Olympic tears have rarely been so loaded. Miller had become the oldest Alpine skier to win a medal at the Games. But joy was confined by grief and the burdens of a challenging year, even by his standards. As the skier-turned-presenter Graham Bell put it in the BBC highlights programme, Miller's life "reads like a script from Jeremy Kyle". More like a Hollywood biopic.

Miller had hoped to compete in Sochi alongside his snowboarding brother "Chilly" (full name: Nathaniel Kinsman Ever Chelone Skan), who died last April after a seizure, aged 29. He had suffered a series of such attacks after a motorbike crash in 2005 left him in a coma. "Today was one of the most emotional days of my life," Bode tweeted on Sunday. "I miss my brother."

Back home, Miller is a regular and often willing fixture of celebrity magazines. Two years ago, he met a young former marine on a dating website. They split after a few weeks, but not before she became pregnant. Miller quickly launched custody proceedings and when she moved to New York from California, where Miller lives, a judge said that "her appropriation of the child while in utero" was "irresponsible" and "reprehensible".

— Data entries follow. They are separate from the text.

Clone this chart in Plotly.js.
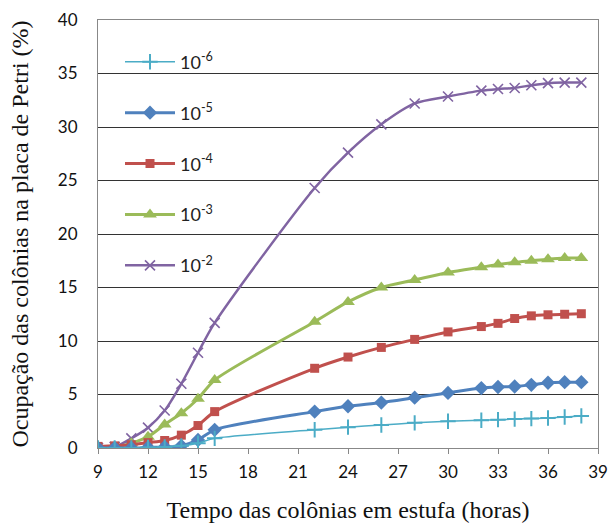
<!DOCTYPE html>
<html>
<head>
<meta charset="utf-8">
<script src="https://cdn.plot.ly/plotly-3.0.1.min.js"></script>
<style>html,body{margin:0;padding:0;background:#fff;}#chart{width:611px;height:524px;}</style>
</head>
<body>
<div id="chart"></div>
<script>
const hours = [9, 10, 11, 12, 13, 14, 15, 16, 22, 24, 26, 28, 30, 32, 33, 34, 35, 36, 37, 38];
const s1e6 = [0, 0, 0, 0.05, 0.1, 0.2, 0.45, 0.9, 1.7, 1.95, 2.15, 2.35, 2.5, 2.6, 2.65, 2.7, 2.75, 2.8, 2.9, 3.0];
const s1e5 = [0, 0, 0, 0.05, 0.1, 0.2, 0.75, 1.7, 3.4, 3.9, 4.25, 4.7, 5.15, 5.6, 5.7, 5.75, 5.9, 6.1, 6.15, 6.15];
const s1e4 = [0.15, 0.2, 0.3, 0.5, 0.7, 1.2, 2.1, 3.4, 7.45, 8.5, 9.4, 10.15, 10.85, 11.35, 11.65, 12.1, 12.35, 12.45, 12.5, 12.55];
const s1e3 = [0, 0.05, 0.45, 1.05, 2.2, 3.25, 4.6, 6.35, 11.8, 13.65, 15.0, 15.7, 16.4, 16.9, 17.15, 17.35, 17.5, 17.65, 17.75, 17.75];
const s1e2 = [0, 0.1, 0.9, 1.9, 3.5, 6.0, 8.9, 11.7, 24.3, 27.6, 30.25, 32.2, 32.85, 33.4, 33.55, 33.65, 33.9, 34.1, 34.15, 34.15];
const seriesNames = ['10<sup>-2</sup>', '10<sup>-3</sup>', '10<sup>-4</sup>', '10<sup>-5</sup>', '10<sup>-6</sup>'];
const xTicks = [9, 12, 15, 18, 21, 24, 27, 30, 33, 36, 39];
const yTicks = [0, 5, 10, 15, 20, 25, 30, 35, 40];

const styles = [
  {color: '#8064A2', width: 2.5, symbol: 'x-thin-open', size: 10, mline: 1.6},
  {color: '#9BBB59', width: 3, symbol: 'triangle-up', size: 12, mline: 0},
  {color: '#C0504D', width: 3, symbol: 'square', size: 9, mline: 0},
  {color: '#4F81BD', width: 3, symbol: 'diamond', size: 11, mline: 0},
  {color: '#4BACC6', width: 1.5, symbol: 'cross-thin-open', size: 11, mline: 2}
];
const data = [s1e2, s1e3, s1e4, s1e5, s1e6];
const traces = data.map((ys, i) => ({
  x: hours, y: ys, type: 'scatter', mode: 'lines+markers',
  name: seriesNames[i], legendgroup: 'g' + i, legendrank: 5 - i,
  line: {color: styles[i].color, width: styles[i].width, shape: 'spline', smoothing: 0.8},
  marker: {symbol: styles[i].symbol, size: styles[i].size, color: styles[i].color,
           line: {color: styles[i].color, width: styles[i].mline}}
}));

const layout = {
  width: 611, height: 524,
  margin: {l: 98, r: 13, t: 20, b: 76},
  paper_bgcolor: '#fff', plot_bgcolor: '#fff',
  showlegend: true,
  legend: {x: 0.044, y: 0.945, xanchor: 'left', yanchor: 'top', traceorder: 'grouped',
           tracegroupgap: 24.5, itemwidth: 50, bgcolor: 'rgba(0,0,0,0)',
           font: {family: 'Lato, sans-serif', size: 18, color: '#222'}},
  xaxis: {range: [9, 39], tickvals: xTicks, ticktext: xTicks.map(String),
          showgrid: false, zeroline: false, showline: true, linecolor: '#888', linewidth: 1,
          mirror: true, ticks: 'outside', ticklen: 5, tickcolor: '#888', ticklabelstandoff: 4,
          tickfont: {family: 'Lato, sans-serif', size: 17, color: '#111'},
          title: {text: 'Tempo das colônias em estufa (horas)', standoff: 19,
                  font: {family: '"Liberation Serif", "Times New Roman", serif', size: 24, color: '#111'}}},
  yaxis: {range: [0, 40], tickvals: yTicks, ticktext: yTicks.map(String),
          showgrid: true, gridcolor: '#333', gridwidth: 1, zeroline: false,
          showline: true, linecolor: '#888', linewidth: 1, mirror: true, ticks: '', ticklabelstandoff: 16,
          tickfont: {family: 'Lato, sans-serif', size: 17, color: '#111'},
          title: {text: 'Ocupação das colônias na placa de Petri (%)', standoff: 22,
                  font: {family: '"Liberation Serif", "Times New Roman", serif', size: 24, color: '#111'}}}
};
Plotly.newPlot('chart', traces, layout, {displayModeBar: false, staticPlot: true});
</script>
</body>
</html>
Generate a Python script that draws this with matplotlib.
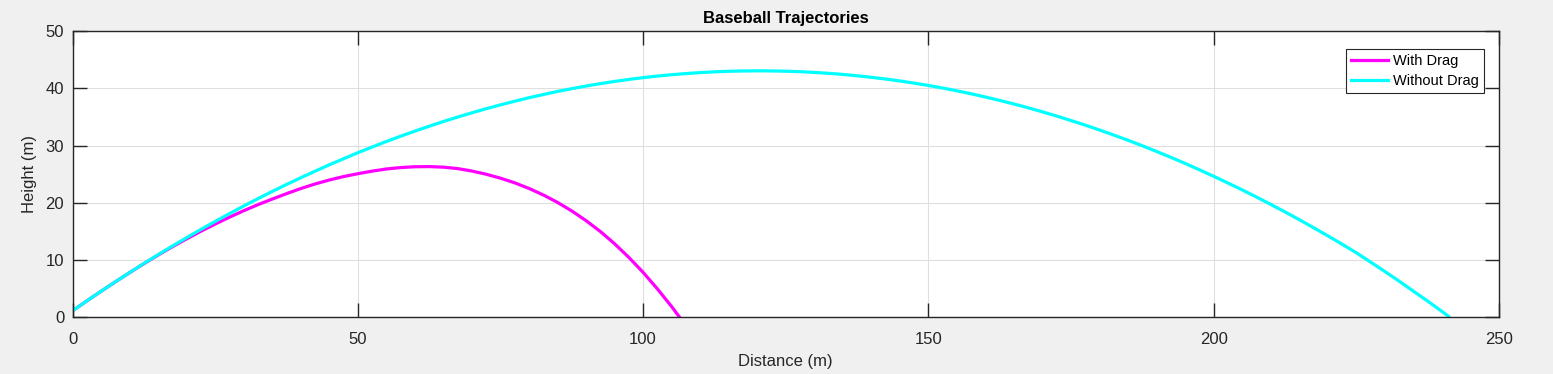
import matplotlib
matplotlib.use("Agg")
import matplotlib.pyplot as plt

# Without drag (distance m, height m)
x_nodrag = [0, 2.5, 5, 7.5, 10, 12.5, 15, 17.5, 20, 22.5, 25, 27.5, 30, 32.5, 35, 37.5,
            40, 42.5, 45, 47.5, 50, 52.5, 55, 57.5, 60, 62.5, 65, 67.5, 70, 72.5, 75, 77.5,
            80, 82.5, 85, 87.5, 90, 92.5, 95, 97.5, 100, 102.5, 105, 107.5, 110, 112.5,
            115, 117.5, 120, 122.5, 125, 127.5, 130, 132.5, 135, 137.5, 140, 142.5, 145,
            147.5, 150, 152.5, 155, 157.5, 160, 162.5, 165, 167.5, 170, 172.5, 175, 177.5,
            180, 182.5, 185, 187.5, 190, 192.5, 195, 197.5, 200, 202.5, 205, 207.5, 210,
            212.5, 215, 217.5, 220, 222.5, 225, 227.5, 230, 232.5, 235, 237.5, 240, 241.2]
y_nodrag = [1.0, 2.73, 4.43, 6.09, 7.71, 9.30, 10.85, 12.36, 13.84, 15.28, 16.68, 18.05,
            19.38, 20.68, 21.94, 23.16, 24.34, 25.49, 26.61, 27.68, 28.73, 29.73, 30.70,
            31.63, 32.52, 33.38, 34.21, 34.99, 35.74, 36.45, 37.13, 37.77, 38.38, 38.94,
            39.48, 39.97, 40.43, 40.85, 41.24, 41.59, 41.90, 42.18, 42.42, 42.62, 42.79,
            42.92, 43.02, 43.07, 43.10, 43.08, 43.03, 42.95, 42.82, 42.66, 42.47, 42.23,
            41.96, 41.66, 41.32, 40.94, 40.53, 40.08, 39.59, 39.07, 38.50, 37.91, 37.28,
            36.61, 35.90, 35.16, 34.38, 33.57, 32.72, 31.83, 30.91, 29.95, 28.95, 27.92,
            26.85, 25.74, 24.60, 23.42, 22.21, 20.96, 19.67, 18.35, 16.99, 15.59, 14.16,
            12.69, 11.18, 9.55, 7.90, 6.20, 4.45, 2.70, 0.90, 0.0]

# With drag
x_drag = [0, 2.5, 5, 7.5, 10, 12.5, 15, 17.5, 20, 22.5, 25, 27.5, 30, 32.5, 35, 37.5,
          40, 42.5, 45, 47.5, 50, 52.5, 55, 57.5, 60, 62.5, 65, 67.5, 70, 72.5, 75, 77.5,
          80, 82.5, 85, 87.5, 90, 92.5, 95, 97.5, 100, 102.5, 105, 106.3]
y_drag = [1.0, 2.73, 4.42, 6.08, 7.69, 9.26, 10.78, 12.24, 13.63, 14.96, 16.22, 17.42,
          18.56, 19.62, 20.6, 21.55, 22.45, 23.25, 23.95, 24.55, 25.05, 25.5, 25.88,
          26.13, 26.27, 26.3, 26.2, 25.95, 25.52, 24.96, 24.27, 23.45, 22.47, 21.33,
          20.02, 18.52, 16.82, 14.92, 12.77, 10.37, 7.75, 4.85, 1.75, 0.0]

xticks = [0, 50, 100, 150, 200, 250]
yticks = [0, 10, 20, 30, 40, 50]

plt.rcParams['font.family'] = ['Liberation Sans', 'DejaVu Sans']

fig = plt.figure(figsize=(15.53, 3.74), dpi=100, facecolor='#f0f0f0')
ax = fig.add_axes([0.0467, 0.1537, 0.9185, 0.7621])
ax.set_facecolor('white')

ax.plot(x_drag, y_drag, color='#ff00ff', lw=2.3, label='With Drag')
ax.plot(x_nodrag, y_nodrag, color='#00ffff', lw=2.3, label='Without Drag')

ax.set_xlim(0, 250)
ax.set_ylim(0, 50)
ax.set_xticks(xticks)
ax.set_yticks(yticks)
ax.grid(True, color='#dfdfdf', lw=0.8)
ax.set_axisbelow(True)
for s in ax.spines.values():
    s.set_color('#262626')
    s.set_linewidth(1.0)
ax.tick_params(direction='in', length=10, width=1.0, color='#262626',
               top=True, right=True, labelsize=12, labelcolor='#262626')
ax.tick_params(axis='x', pad=11)
ax.tick_params(axis='y', pad=6)

ax.set_title('Baseball Trajectories', fontsize=12, fontweight='bold', color='black', pad=6)
ax.set_xlabel('Distance (m)', fontsize=12, color='#262626', labelpad=5)
ax.set_ylabel('Height (m)', fontsize=12, color='#262626', labelpad=6)

leg = ax.legend(loc='upper right', bbox_to_anchor=(0.9895, 0.94), fontsize=10.5,
                frameon=True, fancybox=False, edgecolor='#262626', framealpha=1,
                handlelength=2.5, handletextpad=0.35, borderpad=0.35, labelspacing=0.45,
                borderaxespad=0)
leg.get_frame().set_linewidth(0.8)

fig.savefig('out.png', dpi=100, facecolor=fig.get_facecolor())
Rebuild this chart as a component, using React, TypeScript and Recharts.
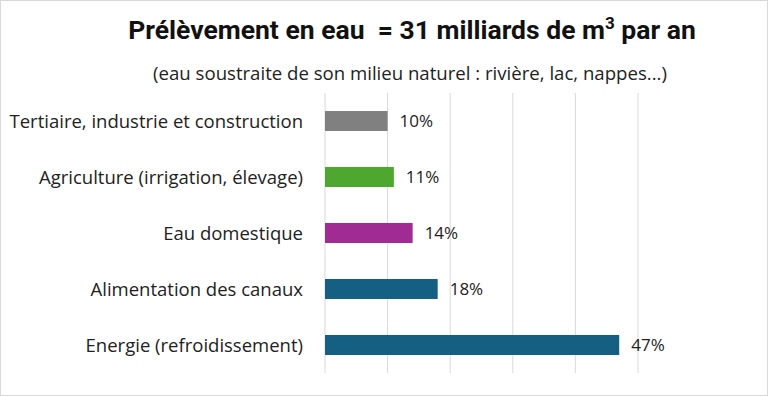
import { Bar, BarChart, CartesianGrid, Cell, LabelList, XAxis, YAxis } from "recharts"

// Categories from top to bottom
const categories = [
  "Tertiaire, industrie et construction",
  "Agriculture (irrigation, élevage)",
  "Eau domestique",
  "Alimentation des canaux",
  "Energie (refroidissement)",
]
const shares = [10, 11, 14, 18, 47]
const barColors = ["#808080", "#4EA72E", "#A02B93", "#156082", "#156082"]
const xTicks = [0, 10, 20, 30, 40, 50]

const data = categories.map((name, i) => ({ name, value: shares[i] }))

const font = "'Open Sans', 'Noto Sans', sans-serif"

const App = () => {
  return (
    <div
      style={{
        position: "absolute",
        left: 0,
        top: 0,
        width: 766,
        height: 394,
        border: "1px solid #d9d9d9",
        background: "#fff",
        fontFamily: font,
      }}
    >
      <div
        style={{
          position: "absolute",
          top: 12,
          left: 52,
          width: 718,
          textAlign: "center",
          fontSize: 26.5,
          fontWeight: 700,
          color: "#111",
          fontFamily: "Roboto, sans-serif",
        }}
      >
        Prélèvement en eau&nbsp; = 31 milliards de m<sup style={{ fontSize: 17 }}>3</sup> par an
      </div>
      <div
        style={{
          position: "absolute",
          top: 59,
          left: 52,
          width: 714,
          textAlign: "center",
          fontSize: 18.6,
          color: "#222",
        }}
      >
        (eau soustraite de son milieu naturel : rivière, lac, nappes...)
      </div>
      <div style={{ position: "absolute", left: -1, top: -1 }}>
        <BarChart
          width={768}
          height={396}
          data={data}
          layout="vertical"
          margin={{ top: 93, right: 130, bottom: 23, left: 8 }}
          barCategoryGap={18}
        >
          <CartesianGrid horizontal={false} stroke="#d9d9d9" />
          <XAxis
            type="number"
            domain={[0, 50]}
            ticks={xTicks}
            interval={0}
            tick={() => <g />}
            axisLine={false}
            tickLine={false}
            height={0}
          />
          <YAxis
            type="category"
            dataKey="name"
            width={317}
            axisLine={false}
            tickLine={false}
            tickSize={0}
            tickMargin={22}
            tick={{ fontSize: 18.5, fill: "#222", fontFamily: font }}
          />
          <Bar dataKey="value" isAnimationActive={false} barSize={20}>
            {data.map((d, i) => (
              <Cell key={d.name} fill={barColors[i]} />
            ))}
            <LabelList
              dataKey="value"
              position="right"
              offset={12}
              formatter={(v: any) => `${v}%`}
              style={{ fontSize: 17, fill: "#222", fontFamily: font }}
            />
          </Bar>
        </BarChart>
      </div>
    </div>
  )
}

export default App
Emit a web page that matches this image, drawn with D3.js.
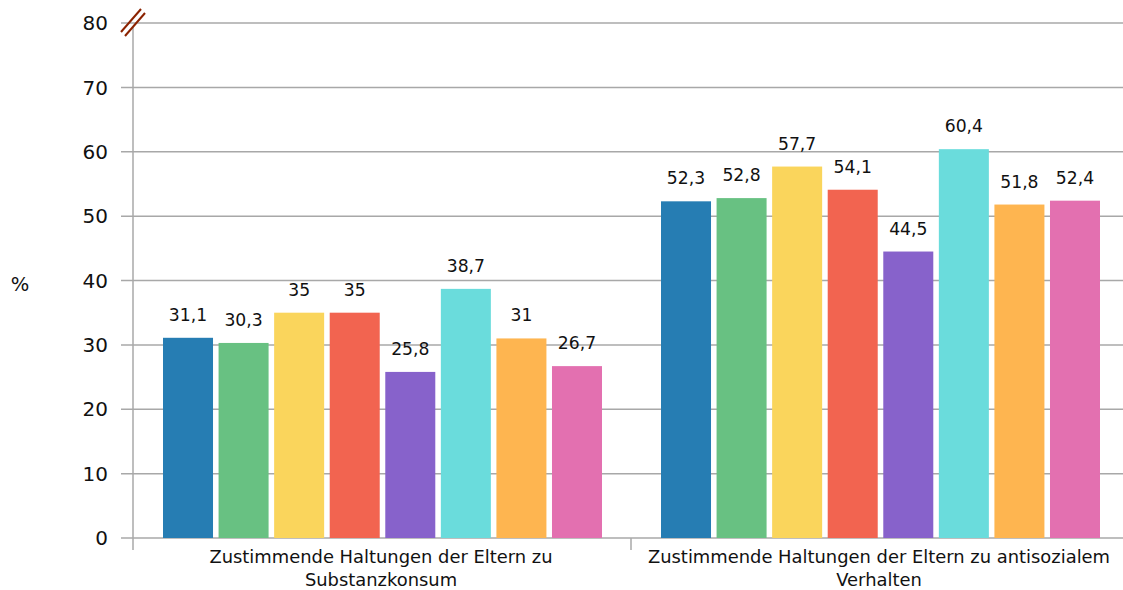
<!DOCTYPE html>
<html>
<head>
<meta charset="utf-8">
<script src="https://cdn.jsdelivr.net/npm/d3@7"></script>
<style>
  html, body { margin: 0; padding: 0; background: #fff; }
  svg text { font-family: "DejaVu Sans", sans-serif; fill: #111; }
</style>
</head>
<body>
<svg id="chart" width="1123" height="590"></svg>
<script>
// Category labels (each split over two lines)
const categories = [
  ["Zustimmende Haltungen der Eltern zu", "Substanzkonsum"],
  ["Zustimmende Haltungen der Eltern zu antisozialem", "Verhalten"]
];
const seriesNames = ["S1", "S2", "S3", "S4", "S5", "S6", "S7", "S8"];
const seriesColors = ["#267db3", "#68c182", "#fad55c", "#f26450", "#8762cb", "#6adcdc", "#feb550", "#e370b0"];
// Values per category, one per series
const valuesSubstanz = [31.1, 30.3, 35, 35, 25.8, 38.7, 31, 26.7];
const valuesAntisozial = [52.3, 52.8, 57.7, 54.1, 44.5, 60.4, 51.8, 52.4];
const yTicks = [0, 10, 20, 30, 40, 50, 60, 70, 80];

const data = [valuesSubstanz, valuesAntisozial];

const svg = d3.select("#chart");
const plotLeft = 133, plotRight = 1129, plotTop = 23, plotBottom = 538;

const y = d3.scaleLinear().domain([0, 80]).range([plotBottom, plotTop]);
const x0 = d3.scaleBand().domain(d3.range(categories.length)).range([plotLeft, plotRight]).paddingInner(0).paddingOuter(0);
const x1 = d3.scaleBand().domain(d3.range(seriesNames.length))
  .range([30, x0.bandwidth() - 29]).paddingInner(0.1).paddingOuter(0);

// Horizontal gridlines
svg.append("g").selectAll("line").data(yTicks).join("line")
  .attr("x1", 121).attr("x2", 1123)
  .attr("y1", d => y(d)).attr("y2", d => y(d))
  .attr("stroke", "#a8a8a8").attr("stroke-width", 1.5);

// Y tick labels
svg.append("g").selectAll("text").data(yTicks).join("text")
  .attr("x", 108).attr("y", d => y(d))
  .attr("dy", "0.36em").attr("text-anchor", "end")
  .attr("font-size", 20).text(d => d);

// Y axis line
svg.append("line").attr("x1", plotLeft).attr("x2", plotLeft)
  .attr("y1", plotTop + 4).attr("y2", plotBottom + 12)
  .attr("stroke", "#a8a8a8").attr("stroke-width", 1.5);

// Category separator ticks
svg.append("g").selectAll("line").data(d3.range(1, categories.length)).join("line")
  .attr("x1", d => x0(d)).attr("x2", d => x0(d))
  .attr("y1", plotBottom).attr("y2", plotBottom + 12)
  .attr("stroke", "#a8a8a8").attr("stroke-width", 1.5);

// Axis break marker
const brk = svg.append("g").attr("stroke", "#8b2200").attr("stroke-width", 2);
brk.append("line").attr("x1", 121).attr("y1", 32).attr("x2", 141).attr("y2", 9);
brk.append("line").attr("x1", 125).attr("y1", 36).attr("x2", 145).attr("y2", 13);

// Bars and value labels
const groups = svg.append("g").selectAll("g").data(data).join("g")
  .attr("transform", (d, i) => `translate(${x0(i)},0)`);

groups.selectAll("rect").data(d => d).join("rect")
  .attr("x", (d, j) => x1(j))
  .attr("width", x1.bandwidth())
  .attr("y", d => y(d))
  .attr("height", d => plotBottom - y(d))
  .attr("fill", (d, j) => seriesColors[j]);

const fmt = d => String(d).replace(".", ",");
groups.selectAll("text").data(d => d).join("text")
  .attr("x", (d, j) => x1(j) + x1.bandwidth() / 2)
  .attr("y", d => y(d) - 17)
  .attr("text-anchor", "middle")
  .attr("font-size", 17.2)
  .text(fmt);

// Category labels
svg.append("g").selectAll("text").data(categories).join("text")
  .attr("x", (d, i) => x0(i) + x0.bandwidth() / 2 - 1)
  .attr("y", 563)
  .attr("text-anchor", "middle")
  .attr("font-size", 17.9)
  .each(function (lines) {
    const t = d3.select(this);
    t.selectAll("tspan").data(lines).join("tspan")
      .attr("x", t.attr("x"))
      .attr("dy", (l, k) => k === 0 ? 0 : 23)
      .text(l => l);
  });

// Y axis unit
svg.append("text").attr("x", 20).attr("y", 284).attr("dy", "0.36em")
  .attr("text-anchor", "middle").attr("font-size", 19.5).text("%");
</script>
</body>
</html>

His ruling, which was later overturned, infuriated women's rights advocates. As the custody battle got going, Miller dated and quickly married Morgan Beck, a beach volleyball player and model who has been by his side in Sochi. She, too, quickly became pregnant, only to suffer a miscarriage in January last year.

It's a wonder that Miller could focus at all in Sochi, but then he has rarely skied without distraction. As a young racer in New Hampshire, where he grew up, his reckless need for speed seemed at odds with his hippie upbringing. When it was put to him that winners are more often the products of pushy parents, Miller said: "Those are the kids who burn out and end up being counterculture hippies... that's sort of the opposite from me." As a young pro, he became renowned for his unorthodox skiing style and physics-defying recoveries. But the "Houdini" of the downhill refused to be tamed, often falling out with his coaches and the skiing establishment.

But when he burst on to the Olympic scene in 2002 at Salt Lake City with two silver medals, his leading-man features and screw-them attitude turned him into an overnight poster boy for the sport.

At the Turin Games in 2006, Miller won nothing, boasting only about "an awesome two weeks" in which he "got to party and socialise at an Olympic level". He had gone too far, offending those who he would later call "role-model Nazis". He quit the US team to go it alone but crashed and burned, and considered quitting. But Miller stunned his sport in 2010 by coming back to win three medals in Vancouver, including gold in the super-combined event.

Miller considered quitting again after Vancouver but despite his advancing years, a terrible knee injury and a slalom course of personal challenges, he made it back to the Olympic stage for a final fling. He's already written an autobiography (Bode: Go Fast, Be Good, Have Fun). It will need an update now and, one suspects, room for further chapters while he decides what to do next.